Beginning with the first line, set down every line through the one containing "flat_phi = [1.0, 1.0]", exactly as it appears, but not the pictures.

-- Start of DATA EXTRACT --

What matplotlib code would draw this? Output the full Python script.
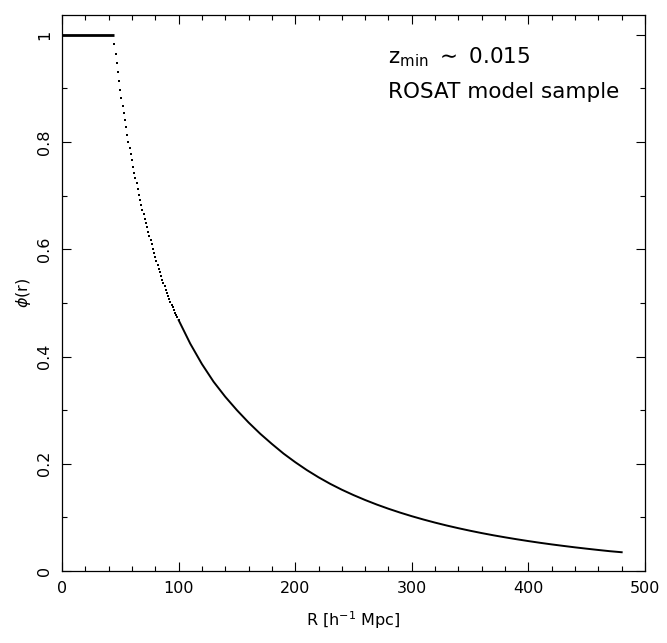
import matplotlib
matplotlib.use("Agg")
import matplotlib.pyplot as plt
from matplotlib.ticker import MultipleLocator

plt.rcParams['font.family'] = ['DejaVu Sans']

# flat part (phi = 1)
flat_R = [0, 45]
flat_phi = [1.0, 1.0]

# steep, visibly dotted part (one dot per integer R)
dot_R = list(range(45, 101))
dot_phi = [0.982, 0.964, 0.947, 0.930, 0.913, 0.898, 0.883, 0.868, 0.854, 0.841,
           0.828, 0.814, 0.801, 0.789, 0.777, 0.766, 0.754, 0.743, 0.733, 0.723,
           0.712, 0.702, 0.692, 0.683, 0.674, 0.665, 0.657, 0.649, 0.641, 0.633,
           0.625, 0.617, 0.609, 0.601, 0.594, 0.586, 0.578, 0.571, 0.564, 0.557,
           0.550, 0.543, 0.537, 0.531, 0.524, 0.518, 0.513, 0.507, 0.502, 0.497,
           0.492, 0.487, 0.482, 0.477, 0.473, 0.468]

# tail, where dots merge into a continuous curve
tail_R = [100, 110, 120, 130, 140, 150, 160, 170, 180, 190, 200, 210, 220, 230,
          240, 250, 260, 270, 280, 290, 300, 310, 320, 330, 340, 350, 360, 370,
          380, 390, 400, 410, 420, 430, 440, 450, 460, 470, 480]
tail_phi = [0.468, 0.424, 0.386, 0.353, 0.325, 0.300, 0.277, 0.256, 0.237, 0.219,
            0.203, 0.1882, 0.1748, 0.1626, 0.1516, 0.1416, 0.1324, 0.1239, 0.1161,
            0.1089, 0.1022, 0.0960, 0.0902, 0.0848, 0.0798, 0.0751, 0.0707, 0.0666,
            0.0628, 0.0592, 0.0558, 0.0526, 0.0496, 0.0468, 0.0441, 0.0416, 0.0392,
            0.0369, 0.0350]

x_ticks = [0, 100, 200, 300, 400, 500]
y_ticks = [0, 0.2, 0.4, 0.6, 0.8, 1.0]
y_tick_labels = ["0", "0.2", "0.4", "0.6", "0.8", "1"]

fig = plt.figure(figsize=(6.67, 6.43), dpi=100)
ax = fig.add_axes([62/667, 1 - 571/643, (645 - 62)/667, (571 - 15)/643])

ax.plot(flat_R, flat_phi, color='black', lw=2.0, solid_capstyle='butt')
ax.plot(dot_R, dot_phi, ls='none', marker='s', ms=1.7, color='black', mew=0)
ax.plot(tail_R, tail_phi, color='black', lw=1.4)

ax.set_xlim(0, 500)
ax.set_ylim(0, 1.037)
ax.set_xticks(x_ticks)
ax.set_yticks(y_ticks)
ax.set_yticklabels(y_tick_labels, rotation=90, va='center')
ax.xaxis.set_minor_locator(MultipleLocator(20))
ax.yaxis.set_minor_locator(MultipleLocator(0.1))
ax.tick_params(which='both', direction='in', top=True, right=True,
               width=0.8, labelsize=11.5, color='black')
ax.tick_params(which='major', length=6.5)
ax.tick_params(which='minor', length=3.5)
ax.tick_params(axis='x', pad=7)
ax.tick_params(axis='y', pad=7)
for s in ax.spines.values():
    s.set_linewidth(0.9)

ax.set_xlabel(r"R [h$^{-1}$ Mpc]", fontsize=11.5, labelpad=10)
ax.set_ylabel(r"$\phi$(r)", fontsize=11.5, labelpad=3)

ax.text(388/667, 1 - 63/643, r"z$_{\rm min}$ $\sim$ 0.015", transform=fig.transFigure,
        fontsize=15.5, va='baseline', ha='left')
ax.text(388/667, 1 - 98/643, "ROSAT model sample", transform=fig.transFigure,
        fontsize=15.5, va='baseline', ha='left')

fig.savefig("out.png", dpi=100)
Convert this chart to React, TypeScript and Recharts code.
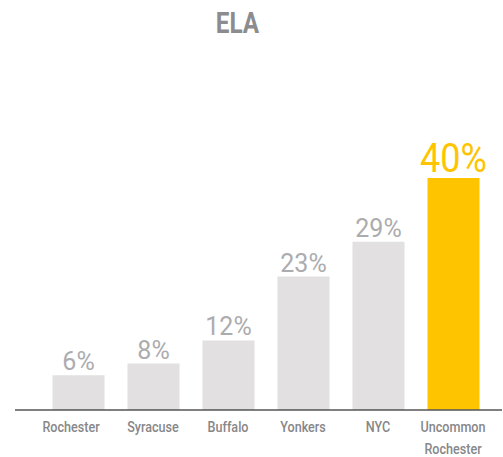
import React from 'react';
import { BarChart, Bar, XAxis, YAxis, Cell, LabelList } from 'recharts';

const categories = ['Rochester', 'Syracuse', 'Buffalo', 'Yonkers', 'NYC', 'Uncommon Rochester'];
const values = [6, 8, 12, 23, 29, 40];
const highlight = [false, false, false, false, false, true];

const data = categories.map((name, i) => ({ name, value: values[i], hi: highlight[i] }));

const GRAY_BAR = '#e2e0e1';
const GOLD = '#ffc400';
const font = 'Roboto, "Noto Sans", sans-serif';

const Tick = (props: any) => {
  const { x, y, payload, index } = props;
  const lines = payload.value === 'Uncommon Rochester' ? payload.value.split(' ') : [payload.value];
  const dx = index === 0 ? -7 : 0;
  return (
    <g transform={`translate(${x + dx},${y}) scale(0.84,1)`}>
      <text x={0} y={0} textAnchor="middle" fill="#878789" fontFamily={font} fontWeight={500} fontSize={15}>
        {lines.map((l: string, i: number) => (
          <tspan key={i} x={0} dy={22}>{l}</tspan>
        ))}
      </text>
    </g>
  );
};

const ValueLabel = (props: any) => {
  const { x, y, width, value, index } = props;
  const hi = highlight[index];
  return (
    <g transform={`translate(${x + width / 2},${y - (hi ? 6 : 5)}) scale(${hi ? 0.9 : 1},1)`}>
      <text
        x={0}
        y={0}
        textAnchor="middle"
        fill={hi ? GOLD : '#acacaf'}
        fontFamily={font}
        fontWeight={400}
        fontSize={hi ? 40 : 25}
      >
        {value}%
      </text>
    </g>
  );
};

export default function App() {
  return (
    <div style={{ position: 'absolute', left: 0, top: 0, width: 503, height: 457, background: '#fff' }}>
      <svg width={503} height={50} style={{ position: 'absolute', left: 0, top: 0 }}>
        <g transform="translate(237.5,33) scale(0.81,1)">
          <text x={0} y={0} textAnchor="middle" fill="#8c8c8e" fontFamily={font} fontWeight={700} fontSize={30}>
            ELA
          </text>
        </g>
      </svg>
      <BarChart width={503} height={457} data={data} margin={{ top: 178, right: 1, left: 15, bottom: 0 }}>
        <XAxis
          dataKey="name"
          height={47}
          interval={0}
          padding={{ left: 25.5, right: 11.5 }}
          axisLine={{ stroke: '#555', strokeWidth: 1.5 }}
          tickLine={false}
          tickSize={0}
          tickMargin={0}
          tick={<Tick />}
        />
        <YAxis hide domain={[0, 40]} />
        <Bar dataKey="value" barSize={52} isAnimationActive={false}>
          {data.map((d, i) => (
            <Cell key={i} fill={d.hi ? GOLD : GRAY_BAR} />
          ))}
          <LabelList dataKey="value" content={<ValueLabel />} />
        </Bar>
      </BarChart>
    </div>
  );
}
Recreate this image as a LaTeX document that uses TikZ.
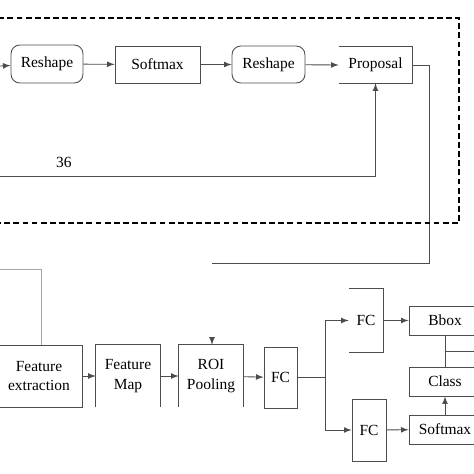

-- End of DATA EXTRACT --

THE ANSWER>
What matplotlib code would draw this? Output the full Python script.
import matplotlib
matplotlib.use("Agg")
import matplotlib.pyplot as plt
from matplotlib.ticker import MultipleLocator

plt.rcParams['font.family'] = ['DejaVu Sans']

# flat part (phi = 1)
flat_R = [0, 45]
flat_phi = [1.0, 1.0]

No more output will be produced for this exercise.